Although she grew up in America, in a family who kept chickens and preserved food, Tanya didn’t always have this sort of lifestyle. Just over 10 years ago she was living in London, working in a design studio and yearning to get away from the stress and the daily commute.

She recalls: ‘What ended up happening is that, when I first moved to the Isle of Man, I loved gardening and I was really interested in this idea of keeping bees and making skincare and it started with that.’

‘I started a blog, an actual blog. Blogs don’t really exist any more – it’s an old-fashioned term - but back in 2010, blogs still existed, where people used websites as journals. People use social media for that now.

It was, she says, ‘a eureka moment’ when she discovered that she could actually make money doing it.

She goes on: ‘It was never my intention: I fell into it without any awareness that this would become something that I could do as a living.

‘On my blog I was sharing some tips and some projects and I had one particular project that just blew up on the internet and it was at that point when I discovered a group of other people like me: garden content creators you would now say – in those days they were bloggers.

‘We shared a lot of information back and forth and that’s how I started monetising, initially with Google ads, and then an elite ad agency from the States that focuses on people with a lot of volume on their websites.

‘They populate your website with adverts and you can choose what type of adverts, so these are a few categories that I don’t want on my site and they handle all that so it’s passive income for me.

‘I can create helpful content that is available for people to access for free and no one needs to click on the ads for me to make money, it’s basically about the views.’

Tanya also has a YouTube channel, where she publishes new videos each week, and she has written a book, ‘A Women’s Garden’ which, along with gardening tips, also includes information on using your garden produce for making soaps and skincare items, and in recipes.

Using her garden bounty in this way is one of the reasons she aims to keep it as organic as possible. As she says on her website: ‘Each flower, herb or vegetable that I grow is going to end up either in me or someone I love’.

Her tips are also very practical.

They have to be because she does not have a staff of gardeners working for her, nor an unlimited budget, so many of her tips are aimed at saving money.

Often this is by reusing or recycling items, such as using pallets to make a planter or a cucumber trellis, or turning old newspapers into plant pots.

As we are chatting, she gives me full instructions on how to use a sheet of black plastic to prepare the soil for a no-dig vegetable bed. She is a born educator who has learned through the experience of doing all these things herself and loves to pass that knowledge on.
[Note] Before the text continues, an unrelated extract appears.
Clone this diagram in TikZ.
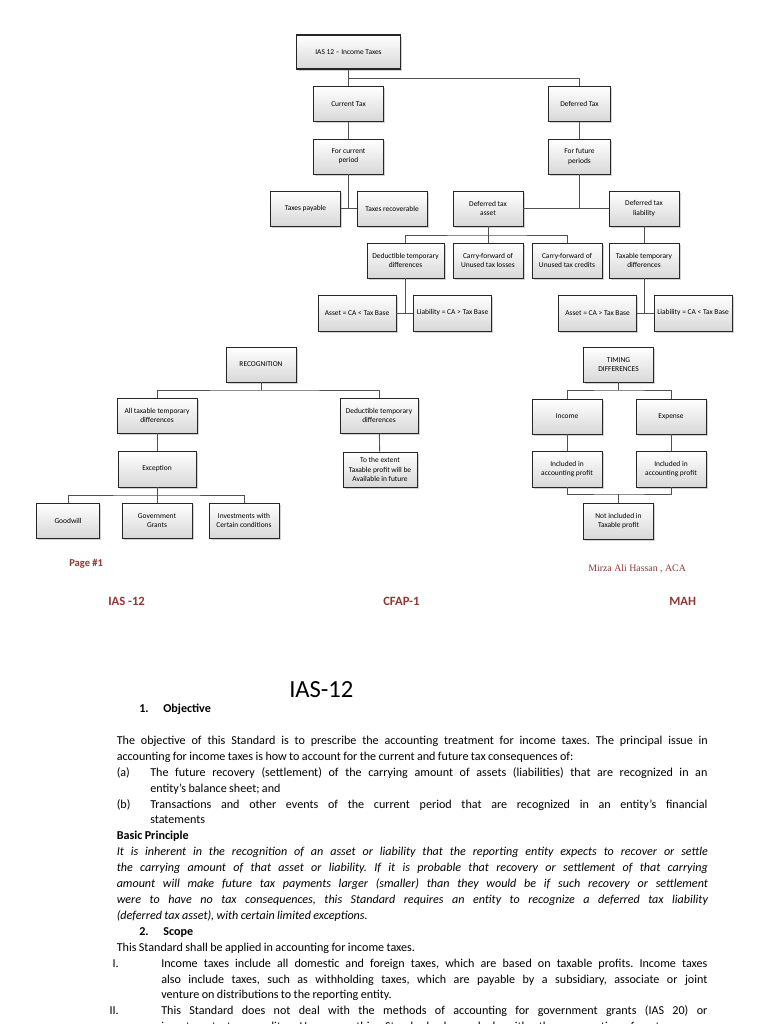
\documentclass[tikz,border=0pt]{standalone}
\usepackage{fontspec}
\setmainfont{Carlito}
\newfontfamily\signfont{Liberation Serif}
\usetikzlibrary{shadows}
\usepackage{xcolor}
\definecolor{mahred}{HTML}{943634}
\definecolor{linkgray}{HTML}{505050}
\definecolor{boxgray}{HTML}{D8D8D8}

% one justified line of the page text
\newcommand{\jline}[2][14.775cm]{\makebox[#1][s]{#2}}
\newcommand{\tightspace}{\spaceskip=.2em plus .4em minus .05em\xspaceskip=\spaceskip\relax}
\frenchspacing

\begin{document}
\begin{tikzpicture}[x=0.025cm, y=-0.025cm,
    box/.style={draw=black!85, line width=0.55pt, top color=white, bottom color=boxgray,
      drop shadow={shadow xshift=1.2pt, shadow yshift=-1.2pt, opacity=0.35},
      minimum width=1.75cm, minimum height=0.875cm, inner sep=1pt, align=center,
      font=\fontsize{5.3}{6.6}\selectfont},
    wide/.style={minimum width=1.95cm, minimum height=0.9cm},
    narrow/.style={minimum width=1.55cm},
    link/.style={draw=linkgray, line width=0.6pt},
    para/.style={anchor=base west, text width=14.775cm, align=left, inner sep=0pt,
      font=\fontsize{8.6}{11.3}\selectfont, execute at begin node=\tightspace},
    plain/.style={anchor=base west, inner sep=0pt, font=\fontsize{8.6}{11.3}\selectfont,
      execute at begin node=\tightspace},
    bold/.style={plain, font=\fontsize{8.6}{11.3}\selectfont\bfseries},
    foot/.style={anchor=base west, inner sep=0pt, text=mahred, font=\fontsize{9}{10}\selectfont\bfseries}]

  \useasboundingbox (0,0) rectangle (768,1024);
  \clip (0,0) rectangle (768,1024);
  \fill[white] (0,0) rectangle (768,1024);

  % chart: current and deferred tax
  \node[box, minimum width=2.6cm, minimum height=0.85cm, line width=1.3pt] (ias) at (348.5,52) {IAS 12 -- Income Taxes};
  \node[box] (cur) at (348.5,104) {Current Tax};
  \node[box, narrow] (def) at (579.5,104) {Deferred Tax};
  \node[box] (curp) at (348.5,156.5) {For current\\period};
  \node[box, narrow] (futp) at (579.5,156.5) {For future\\periods};
  \node[box] (pay) at (305.5,208.5) {Taxes payable};
  \node[box] (recv) at (392,208.5) {Taxes recoverable};
  \node[box] (dta) at (488,208.5) {Deferred tax\\asset};
  \node[box] (dtl) at (644,208.5) {Deferred tax\\liability};
  \node[box, minimum width=1.925cm] (dedt) at (405.5,260.5) {Deductible temporary\\differences};
  \node[box] (loss) at (488,260.5) {Carry-forward of\\Unused tax losses};
  \node[box] (cred) at (567,260.5) {Carry-forward of\\Unused tax credits};
  \node[box] (taxt) at (644,260.5) {Taxable temporary\\differences};
  \node[box, wide] (asa) at (357,313) {Asset = CA < Tax Base};
  \node[box, wide] (lia) at (452.5,313) {Liability = CA > Tax Base};
  \node[box, wide] (asb) at (597.5,313) {Asset = CA > Tax Base};
  \node[box, wide] (lib) at (693,313) {Liability = CA < Tax Base};

  \coordinate (j1) at (348.5,78);
  \coordinate (j2) at (488,235);
  \draw[link] (ias) -- (cur);
  \draw[link] (j1) -| (def.north);
  \draw[link] (cur) -- (curp);
  \draw[link] (def) -- (futp);
  \draw[link] (curp.south) -- (curp.south |- pay.east);
  \draw[link] (pay) -- (recv);
  \draw[link] (futp.south) -- (futp.south |- dta.east);
  \draw[link] (dta) -- (dtl);
  \draw[link] (dta) -- (loss);
  \draw[link] (dedt.north) |- (j2) -| (cred.north);
  \draw[link] (dtl) -- (taxt);
  \draw[link] (dedt.south) -- (dedt.south |- asa.east);
  \draw[link] (asa) -- (lia);
  \draw[link] (taxt.south) -- (taxt.south |- asb.east);
  \draw[link] (asb) -- (lib);

  % chart: recognition
  \node[box] (recog) at (261,364.5) {RECOGNITION};
  \node[box, minimum width=2cm] (alltax) at (157,415.5) {All taxable temporary\\differences};
  \node[box, minimum width=1.95cm] (dedr) at (379,415.5) {Deductible temporary\\differences};
  \node[box, minimum width=1.95cm, minimum height=0.9cm] (exc) at (157,469) {Exception};
  \node[box, minimum width=1.85cm] (extent) at (380,469.5) {To the extent\\Taxable profit will be\\Available in future};
  \node[box, minimum width=1.58cm] (good) at (68,520.5) {Goodwill};
  \node[box] (grant) at (157,520.5) {Government\\Grants};
  \node[box] (invest) at (244,520.5) {Investments with\\Certain conditions};

  \coordinate (j3) at (261,390);
  \coordinate (j4) at (157,495);
  \draw[link] (recog) -- (j3);
  \draw[link] (alltax.north) |- (j3) -| (dedr.north);
  \draw[link] (alltax) -- (exc);
  \draw[link] (dedr) -- (extent);
  \draw[link] (exc) -- (grant);
  \draw[link] (good.north) |- (j4) -| (invest.north);

  % chart: timing differences
  \node[box] (timing) at (618.5,364.5) {TIMING\\DIFFERENCES};
  \node[box] (inc) at (567,416.5) {Income};
  \node[box] (exp) at (671,416.5) {Expense};
  \node[box, minimum height=0.9cm] (inca) at (567,469) {Included in\\accounting profit};
  \node[box, minimum height=0.9cm] (incb) at (671,469) {Included in\\accounting profit};
  \node[box, minimum height=0.9cm] (notinc) at (618.5,521) {Not included in\\Taxable profit};

  \coordinate (j5) at (618.5,390);
  \coordinate (j6) at (618.5,494);
  \draw[link] (timing) -- (j5);
  \draw[link] (inc.north) |- (j5) -| (exp.north);
  \draw[link] (inc) -- (inca);
  \draw[link] (exp) -- (incb);
  \draw[link] (inca.south) |- (j6) -| (incb.south);
  \draw[link] (j6) -- (notinc.north);

  % footer and header
  \node[foot, font=\fontsize{7.5}{9}\selectfont\bfseries] (pg) at (69,566.5) {Page \#1};
  \node[foot, font=\fontsize{7}{8}\signfont] (sign) at (588,571) {Mirza Ali Hassan , ACA};
  \node[foot] (hl) at (108,605) {IAS -12};
  \node[foot] (hc) at (383,605) {CFAP-1};
  \node[foot] (hr) at (669,605) {MAH};

  % text of the page
  \node[anchor=base west, inner sep=0pt, font=\fontsize{17.5}{20}\selectfont] (title) at (289,697.5) {IAS-12};
  \node[bold] (n1) at (139,712.7) {1.};
  \node[bold] (obj) at (163,712.7) {Objective};
  \node[para] (p1) at (116.5,744.5)
    {\jline{The objective of this Standard is to prescribe the accounting treatment for income taxes. The principal issue in}\\
     accounting for income taxes is how to account for the current and future tax consequences of:};
  \node[plain] (la) at (116.5,776.3) {(a)};
  \node[para, text width=13.925cm] (pa) at (150,776.3)
    {\jline[13.925cm]{The future recovery (settlement) of the carrying amount of assets (liabilities) that are recognized in an}\\
     entity's balance sheet; and};
  \node[plain] (lb) at (116.5,808.1) {(b)};
  \node[para, text width=13.925cm] (pb) at (150,808.1)
    {\jline[13.925cm]{Transactions and other events of the current period that are recognized in an entity's financial}\\
     statements};
  \node[bold] (basic) at (116.5,839.9) {Basic Principle};
  \node[para, font=\fontsize{8.6}{11.3}\selectfont\itshape] (p2) at (116.5,855.8)
    {\jline{It is inherent in the recognition of an asset or liability that the reporting entity expects to recover or settle}\\
     \jline{the carrying amount of that asset or liability. If it is probable that recovery or settlement of that carrying}\\
     \jline{amount will make future tax payments larger (smaller) than they would be if such recovery or settlement}\\
     \jline{were to have no tax consequences, this Standard requires an entity to recognize a deferred tax liability}\\
     (deferred tax asset), with certain limited exceptions.};
  \node[bold] (n2) at (139,935.3) {2.};
  \node[bold] (scope) at (163,935.3) {Scope};
  \node[plain] (p3) at (116.5,951.2) {This Standard shall be applied in accounting for income taxes.};
  \node[plain, anchor=base east] (li) at (119,967.1) {I.};
  \node[para, text width=13.65cm] (pi) at (161,967.1)
    {\jline[13.65cm]{Income taxes include all domestic and foreign taxes, which are based on taxable profits. Income taxes}\\
     \jline[13.65cm]{also include taxes, such as withholding taxes, which are payable by a subsidiary, associate or joint}\\
     venture on distributions to the reporting entity.};
  \node[plain, anchor=base east] (lii) at (119,1014.8) {II.};
  \node[para, text width=13.65cm] (pii) at (161,1014.8)
    {\jline[13.65cm]{This Standard does not deal with the methods of accounting for government grants (IAS 20) or}\\
     \jline[13.65cm]{investment tax credits. However, this Standard does deal with the accounting for temporary}};
\end{tikzpicture}
\end{document}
And that is rather the point: it is one thing to be a social media influencer for a brief spell of fame but to sustain a website and YouTube audience for more than 10 years, as Tanya has done, it needs to be authentic.

As she says: ‘That’s why I started – I’d be doing this for free anyway – and enjoying it.

‘There are some people that are becoming overnight TikTok stars but I would say, for most people I know that are doing decently at it as book authors, as YouTube creators, it’s because of persistence and consistency.’